Washington has made no clear decision as to whether it will attack Iraq. However, it has described January 27 as an "important date," and has rejected the need for a second U.N. resolution to authorise an attack.
German leaders still say no
Following the discovery of the hidden warheads in Iraq and some 3,000 undisclosed documents apparently relating to nuclear weapons technology in an Iraqi scientist's home, German cabinet members have renewed their pledges not to participate in any military intervention in Iraq.
On Friday, German Defense Minister Peter Struck came forward as the first member of Chancellor Gerhard Schröder's cabinet to say it is unlikely Germany would vote in favor of military action against Iraq in the United Nations Security Council. Struck told the Rheinpfalz newspaper no decision could be made before the issue is presented in the Security Council, but that "he couldn't, in principle, imagine a 'yes' vote at this point." He added that the diplomatic goal should be to prevent a war in Iraq.
In an interview with the Tagesspiegel newspaper on Sunday, Foreign Minister Joschka Fischer reiterated Germany's position that it would not participate in any war against Iraq -- even under a U.N. mandate. "I have come across an increasingly number people who behind closed doors agree to our position," he said.
The foreign minister's statements come at a time when opposition in Germany against a war in Iraq war is growing.

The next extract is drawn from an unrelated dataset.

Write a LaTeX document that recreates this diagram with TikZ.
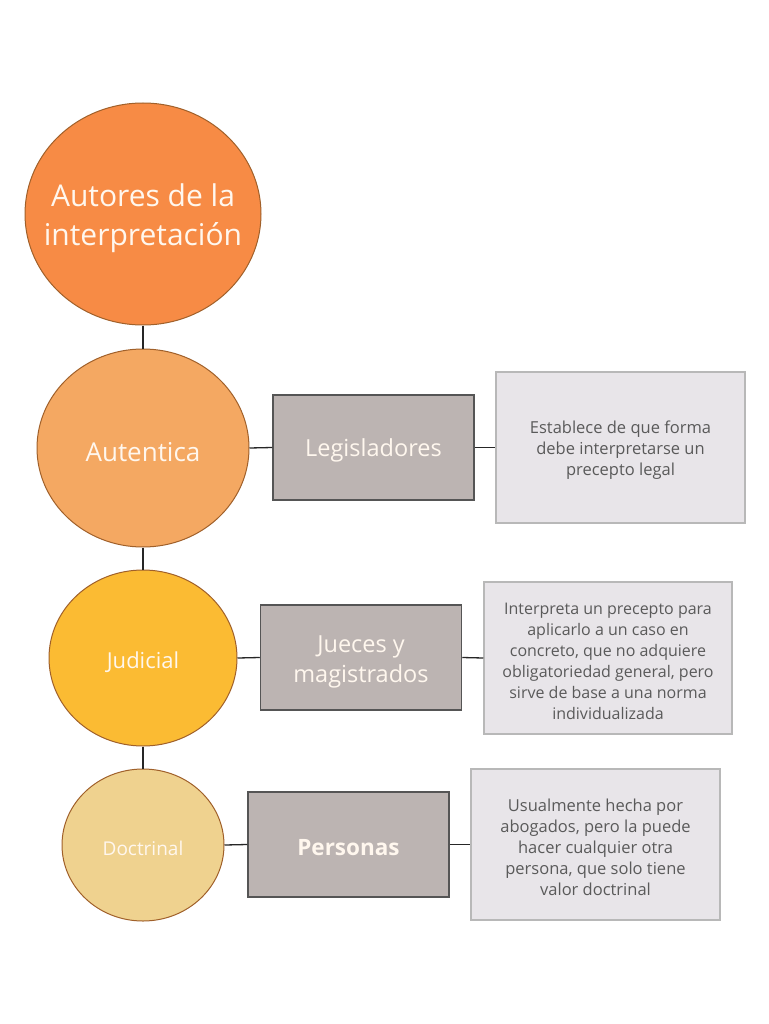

This week, the chairman of the Council of Protestant Churches in Germany, Manfred Kock, restated his church's "strict" rejection of any war and called on church members to conduct demonstrations on the scale of protests during the Gulf War 12 years ago.
A poll released this week by German public broadcaster ARD and Infratest-Dimap found that 76 percent of Germans don't believe the country should vote in favor of a war against Iraq at the U.N. Security Council.
The only voices in favor of a war in Germany these days seems to be from the conservative opposition. Wolfgang Schäuble, vice chairmen of the Christian Democrat Union's parliamentary group, said on Friday that Germany should support the U.S.-led initiatives in the United Nations.
"If there's no other alternative, Germany should vote 'yes' at the Security Council," Schäuble said. "But as long as there's still a chance to achieve the goal without going to war, I would always prefer that."